Schriftsteller Lars Gustafsson gestorben
Stockholm (dpa) - „Ich bin - kurz gesagt - eine fast uninteressante Person“, hat Lars Gustafsson einmal von sich gesagt. Doch mit dieser Auffassung stand der gebürtige Schwede ziemlich alleine da.
Am Sonntag ist mit Gustafsson einer der größten Intellektuellen und erfolgreichsten Erzähler Schwedens gestorben. Er wurde 79 Jahre alt. Seine Romane und Gedichte wurden in viele Sprachen übersetzt.
Lars Gustafsson war ein Tausendsassa, der mit seinen Erzählungen das Bild von Schweden ebenso geprägt hat wie die Kinderbücher von Astrid Lindgren (1907-2002) oder die Krimis von Henning Mankell (1948-2015).
Eine wichtige Rolle spielt in seinen Romanen immer wieder der Ort und die Landschaft, in die er 1936 hineingeboren wird: Västerås in Südostschweden.
Schon als er Schüler war, zeigte sich, dass Gustafsson literarisches Talent besaß. Er bekam ein Stipendium des König-Gustaf-Adolf-Jubiläumsfonds, das es ihm ermöglichte, in Oxford zu studieren.
Mit 21 veröffentlichte er sein erstes Werk: „Wegesrast“ (1957). Einige Jahre später wurde er Leitender Redakteur des „Bonniers Litterära Magasin“, das sich zu Schwedens führendem Magazin für Literaturkritik entwickelte.
Schnell war klar, Lars Gustafsson hält sich nicht raus, wenn er etwas zu sagen hat. In fünf Büchern, die in Deutschland als Sammelband unter dem Titel „Risse in der Mauer“ erschienen sind, machte er aus seiner Kritik am sozialdemokratisch geprägten und für ihn provinziellen Schweden der 60er Jahre keinen Hehl.
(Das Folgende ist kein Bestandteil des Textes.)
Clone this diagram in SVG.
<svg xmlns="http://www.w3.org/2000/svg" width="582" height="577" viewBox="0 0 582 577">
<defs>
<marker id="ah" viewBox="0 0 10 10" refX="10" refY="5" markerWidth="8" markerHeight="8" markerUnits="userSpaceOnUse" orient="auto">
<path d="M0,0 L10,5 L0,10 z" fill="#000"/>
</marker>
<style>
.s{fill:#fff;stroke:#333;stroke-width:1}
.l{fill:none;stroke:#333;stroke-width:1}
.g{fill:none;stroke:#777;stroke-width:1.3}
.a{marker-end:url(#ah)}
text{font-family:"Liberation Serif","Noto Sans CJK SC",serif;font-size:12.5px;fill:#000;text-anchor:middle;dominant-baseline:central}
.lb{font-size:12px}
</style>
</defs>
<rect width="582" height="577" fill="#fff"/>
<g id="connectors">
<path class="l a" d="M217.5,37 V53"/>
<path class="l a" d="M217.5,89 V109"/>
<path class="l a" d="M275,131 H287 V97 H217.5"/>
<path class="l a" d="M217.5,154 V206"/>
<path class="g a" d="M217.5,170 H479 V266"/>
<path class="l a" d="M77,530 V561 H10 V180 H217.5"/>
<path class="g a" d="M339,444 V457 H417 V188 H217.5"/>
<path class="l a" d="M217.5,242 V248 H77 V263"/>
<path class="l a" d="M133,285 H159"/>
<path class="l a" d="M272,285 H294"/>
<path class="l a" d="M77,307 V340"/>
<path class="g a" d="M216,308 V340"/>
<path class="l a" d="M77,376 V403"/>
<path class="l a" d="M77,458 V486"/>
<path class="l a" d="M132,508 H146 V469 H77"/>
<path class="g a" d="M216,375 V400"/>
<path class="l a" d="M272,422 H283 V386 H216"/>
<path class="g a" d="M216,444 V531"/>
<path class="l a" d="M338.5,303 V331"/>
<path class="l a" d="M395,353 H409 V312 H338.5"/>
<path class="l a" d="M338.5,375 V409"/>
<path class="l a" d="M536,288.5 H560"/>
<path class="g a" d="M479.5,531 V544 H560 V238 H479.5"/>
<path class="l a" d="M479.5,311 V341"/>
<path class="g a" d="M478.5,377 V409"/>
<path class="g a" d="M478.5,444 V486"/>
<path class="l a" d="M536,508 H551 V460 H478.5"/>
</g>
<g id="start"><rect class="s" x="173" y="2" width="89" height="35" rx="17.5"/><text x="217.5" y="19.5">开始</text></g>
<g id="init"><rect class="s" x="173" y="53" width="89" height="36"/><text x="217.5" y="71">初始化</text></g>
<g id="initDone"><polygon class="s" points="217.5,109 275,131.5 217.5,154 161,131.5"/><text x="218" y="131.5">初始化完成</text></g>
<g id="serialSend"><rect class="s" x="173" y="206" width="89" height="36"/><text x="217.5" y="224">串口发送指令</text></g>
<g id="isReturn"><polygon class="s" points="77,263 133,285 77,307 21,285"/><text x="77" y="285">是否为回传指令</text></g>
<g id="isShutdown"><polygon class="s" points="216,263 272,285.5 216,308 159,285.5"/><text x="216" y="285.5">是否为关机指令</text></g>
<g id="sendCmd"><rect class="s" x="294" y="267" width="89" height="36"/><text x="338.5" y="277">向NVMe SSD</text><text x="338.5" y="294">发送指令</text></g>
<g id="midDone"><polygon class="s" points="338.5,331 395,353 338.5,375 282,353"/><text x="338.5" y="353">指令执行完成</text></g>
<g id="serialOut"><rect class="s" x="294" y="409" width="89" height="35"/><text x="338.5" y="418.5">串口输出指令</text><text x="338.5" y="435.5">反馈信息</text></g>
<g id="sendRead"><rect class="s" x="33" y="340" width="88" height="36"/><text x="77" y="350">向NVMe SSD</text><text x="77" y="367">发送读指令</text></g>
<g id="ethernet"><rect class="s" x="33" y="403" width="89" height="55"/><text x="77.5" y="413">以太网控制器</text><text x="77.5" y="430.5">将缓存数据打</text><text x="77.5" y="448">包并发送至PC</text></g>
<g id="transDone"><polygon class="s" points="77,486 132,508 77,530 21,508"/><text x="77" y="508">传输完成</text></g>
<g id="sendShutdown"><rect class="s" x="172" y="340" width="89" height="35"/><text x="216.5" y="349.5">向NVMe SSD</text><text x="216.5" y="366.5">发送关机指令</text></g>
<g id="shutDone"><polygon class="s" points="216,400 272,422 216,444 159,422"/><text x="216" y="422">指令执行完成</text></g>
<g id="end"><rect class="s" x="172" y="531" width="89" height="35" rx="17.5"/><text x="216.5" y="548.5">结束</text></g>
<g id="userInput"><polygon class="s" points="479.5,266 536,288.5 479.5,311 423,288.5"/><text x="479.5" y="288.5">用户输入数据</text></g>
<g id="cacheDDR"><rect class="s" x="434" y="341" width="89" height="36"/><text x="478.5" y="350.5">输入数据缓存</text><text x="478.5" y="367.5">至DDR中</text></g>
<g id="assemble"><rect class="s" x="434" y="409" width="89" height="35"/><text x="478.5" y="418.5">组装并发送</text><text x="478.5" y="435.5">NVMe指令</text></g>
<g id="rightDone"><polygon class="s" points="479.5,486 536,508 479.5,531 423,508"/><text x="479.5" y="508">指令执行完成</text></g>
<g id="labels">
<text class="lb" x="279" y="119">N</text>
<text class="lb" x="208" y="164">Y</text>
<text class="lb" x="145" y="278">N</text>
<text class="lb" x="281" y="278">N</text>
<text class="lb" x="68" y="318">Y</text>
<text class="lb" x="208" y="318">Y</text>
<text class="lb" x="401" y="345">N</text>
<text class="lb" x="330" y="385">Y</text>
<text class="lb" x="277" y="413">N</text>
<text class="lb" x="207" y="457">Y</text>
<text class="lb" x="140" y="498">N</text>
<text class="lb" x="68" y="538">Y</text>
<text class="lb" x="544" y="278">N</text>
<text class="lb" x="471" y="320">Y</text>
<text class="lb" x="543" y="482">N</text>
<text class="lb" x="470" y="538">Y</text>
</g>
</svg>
In Deutschland bekannter wurde Gustafsson 1967 mit seinem Gedichtband „Die Maschinen“, der von Hans Magnus Enzensberger übersetzt wurde.
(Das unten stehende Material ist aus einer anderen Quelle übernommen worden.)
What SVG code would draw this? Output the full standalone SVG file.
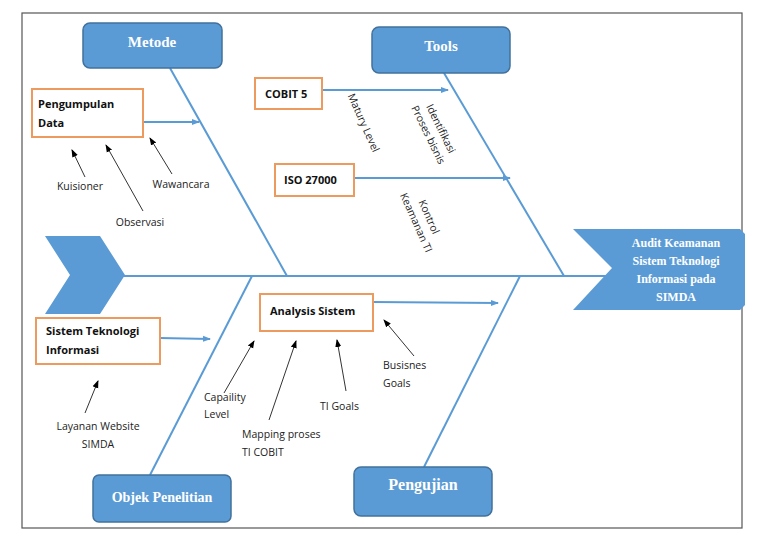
<svg xmlns="http://www.w3.org/2000/svg" width="768" height="543" viewBox="0 0 768 543">
<defs>
<marker id="ab" markerWidth="8" markerHeight="8" refX="7" refY="4" orient="auto" markerUnits="userSpaceOnUse"><path d="M0,1 L8,4 L0,7 Z" fill="#5b9bd5"/></marker>
<marker id="ak" markerWidth="8" markerHeight="8" refX="7" refY="4" orient="auto" markerUnits="userSpaceOnUse"><path d="M0,1 L8,4 L0,7 Z" fill="#000"/></marker>
</defs>
<style>
.cat{fill:#5b9bd5;stroke:#41719c;stroke-width:1.5}
.ct{font-family:"Liberation Serif",serif;font-weight:bold;fill:#fff;text-anchor:middle}
.ob{fill:#fff;stroke:#ed9a5e;stroke-width:2}
.ot{font-family:"Open Sans","Liberation Sans",sans-serif;font-weight:bold;font-size:11px;fill:#111}
.bl{stroke:#5b9bd5;stroke-width:2;fill:none}
.bk{stroke:#333;stroke-width:1;fill:none;marker-end:url(#ak)}
.lt{font-family:"Open Sans","Liberation Sans",sans-serif;font-size:10.5px;fill:#222}
</style>
<rect width="768" height="543" fill="#fff"/>
<rect x="22" y="13" width="720" height="515" fill="none" stroke="#555" stroke-width="1.2"/>
<g id="connectors">
<line class="bl" x1="120" y1="276" x2="612" y2="276"/>
<line class="bl" x1="170" y1="68" x2="287" y2="276"/>
<line class="bl" x1="444" y1="73" x2="564" y2="276"/>
<line class="bl" x1="150" y1="475" x2="252" y2="276"/>
<line class="bl" x1="424" y1="467" x2="520" y2="276"/>
<line class="bl" x1="138" y1="122" x2="199" y2="122" marker-end="url(#ab)"/>
<line class="bl" x1="323" y1="90" x2="448" y2="90" marker-end="url(#ab)"/>
<line class="bl" x1="354" y1="178" x2="510" y2="178" marker-end="url(#ab)"/>
<line class="bl" x1="160" y1="338" x2="210" y2="339" marker-end="url(#ab)"/>
<line class="bl" x1="373" y1="302" x2="498" y2="303" marker-end="url(#ab)"/>
<line class="bk" x1="85" y1="177" x2="72" y2="150"/>
<line class="bk" x1="143" y1="211" x2="106" y2="145"/>
<line class="bk" x1="172" y1="174" x2="150" y2="138"/>
<line class="bk" x1="85" y1="413" x2="98" y2="381"/>
<line class="bk" x1="224" y1="393" x2="254" y2="341"/>
<line class="bk" x1="269" y1="420" x2="296" y2="341"/>
<line class="bk" x1="346" y1="391" x2="337" y2="340"/>
<line class="bk" x1="414" y1="356" x2="384" y2="320"/>
</g>
<g id="tail"><polygon points="45,236 100,236 125,275 100,314 45,314 70,275" fill="#5b9bd5"/></g>
<g id="head">
<polygon points="573,229 740,229 745,234 745,305 740,310 573,310 612,268" fill="#5b9bd5"/>
<text class="ct" font-size="12" x="676"><tspan x="676" y="247">Audit Keamanan</tspan><tspan x="676" y="265">Sistem Teknologi</tspan><tspan x="676" y="283">Informasi pada</tspan><tspan x="676" y="301">SIMDA</tspan></text>
</g>
<g id="metode"><rect class="cat" x="83" y="23" width="139" height="45" rx="7"/><text class="ct" font-size="15" x="152" y="47">Metode</text></g>
<g id="tools"><rect class="cat" x="372" y="27" width="138" height="46" rx="7"/><text class="ct" font-size="15" x="441" y="51">Tools</text></g>
<g id="objek"><rect class="cat" x="93" y="475" width="138" height="47" rx="6"/><text class="ct" font-size="14" x="162" y="502">Objek Penelitian</text></g>
<g id="pengujian"><rect class="cat" x="354" y="467" width="138" height="49" rx="7"/><text class="ct" font-size="16" x="423" y="490">Pengujian</text></g>
<g id="pengumpulan"><rect class="ob" x="32" y="89" width="111" height="48"/><text class="ot"><tspan x="38" y="108">Pengumpulan</tspan><tspan x="38" y="127">Data</tspan></text></g>
<g id="cobit"><rect class="ob" x="255" y="78" width="67" height="31"/><text class="ot" x="265" y="98">COBIT 5</text></g>
<g id="iso"><rect class="ob" x="275" y="164" width="79" height="32"/><text class="ot" x="284" y="184">ISO 27000</text></g>
<g id="sti"><rect class="ob" x="36" y="318" width="124" height="46"/><text class="ot"><tspan x="46" y="335">Sistem Teknologi</tspan><tspan x="46" y="354">Informasi</tspan></text></g>
<g id="analysis"><rect class="ob" x="260" y="294" width="113" height="37"/><text class="ot" x="270" y="315">Analysis Sistem</text></g>
<g id="labels" class="lt">
<text class="lt" x="80" y="190" text-anchor="middle">Kuisioner</text>
<text class="lt" x="140" y="226" text-anchor="middle">Observasi</text>
<text class="lt" x="181" y="188" text-anchor="middle">Wawancara</text>
<text class="lt" text-anchor="middle"><tspan x="98" y="430">Layanan Website</tspan><tspan x="98" y="448">SIMDA</tspan></text>
<text class="lt"><tspan x="204" y="401">Capaility</tspan><tspan x="204" y="418">Level</tspan></text>
<text class="lt"><tspan x="242" y="438">Mapping proses</tspan><tspan x="242" y="456">TI COBIT</tspan></text>
<text class="lt" x="320" y="410">TI Goals</text>
<text class="lt"><tspan x="383" y="369">Busisnes</tspan><tspan x="383" y="387">Goals</tspan></text>
<text class="lt" text-anchor="middle" transform="translate(363,123) rotate(66)" y="3">Matury Level</text>
<text class="lt" text-anchor="middle" transform="translate(434,132) rotate(64)"><tspan x="0" y="-4">Identifikasi</tspan><tspan x="0" y="10">Proses bisnis</tspan></text>
<text class="lt" text-anchor="middle" transform="translate(422,220) rotate(66)"><tspan x="0" y="-4">Kontrol</tspan><tspan x="0" y="10">Keamanan TI</tspan></text>
</g>
</svg>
Im Laufe der Jahre wurde es Gustafsson zu eng in seiner Heimat und es zog ihn zunächst nach Berlin, wo er später Mitglied der Akademie der Künste wurde und sich ein fließendes Deutsch aneignete.
Später ging Gustafsson nach Austin, wo er an der University of Texas Philosophie und Germanistik unterrichtete. Sein Roman „Die Tennisspieler“ (1977) ist eines von drei Büchern, in denen Gustafsson auch sein eigenes Leben als Ausgangspunkt nimmt.
Erst 2006 kehrte er zurück nach Schweden und schrieb als Kulturkritiker für die Zeitung „Expressen“. „Seine breite und tiefe Ausbildung, gepaart mit der ihm eigenen Fähigkeit, sich auszudrücken, war von unschätzbarem Wert für unsere kulturelle Seite“, schrieb die Kulturchefin der Zeitung, Karin Olsson.
Das literarische Werk des Schweden mit amerikanischem Pass erregte auch in der Fachwelt Aufmerksamkeit. 2009 erhielt er zum Beispiel die Goethe-Medaille, 2015 den Thomas-Mann-Preis, der von der Bayerischen Akademie der Schönen Künste (München) und Manns Geburtsstadt Lübeck verliehen wird. Die Jury schrieb damals, seine „Risse in der Mauer“ über die Veränderungen des europäischen Wertesystems, besonders aber der Roman „Der Bienenzüchter“ verbänden „philosophische Einsicht und erzählerische Meisterschaft“.
In seinem letzten Roman, „Doktor Wassers Rezept“, der erst im Februar auf Deutsch erschienen ist, ging es um einen 80-jährigen Hochstapler.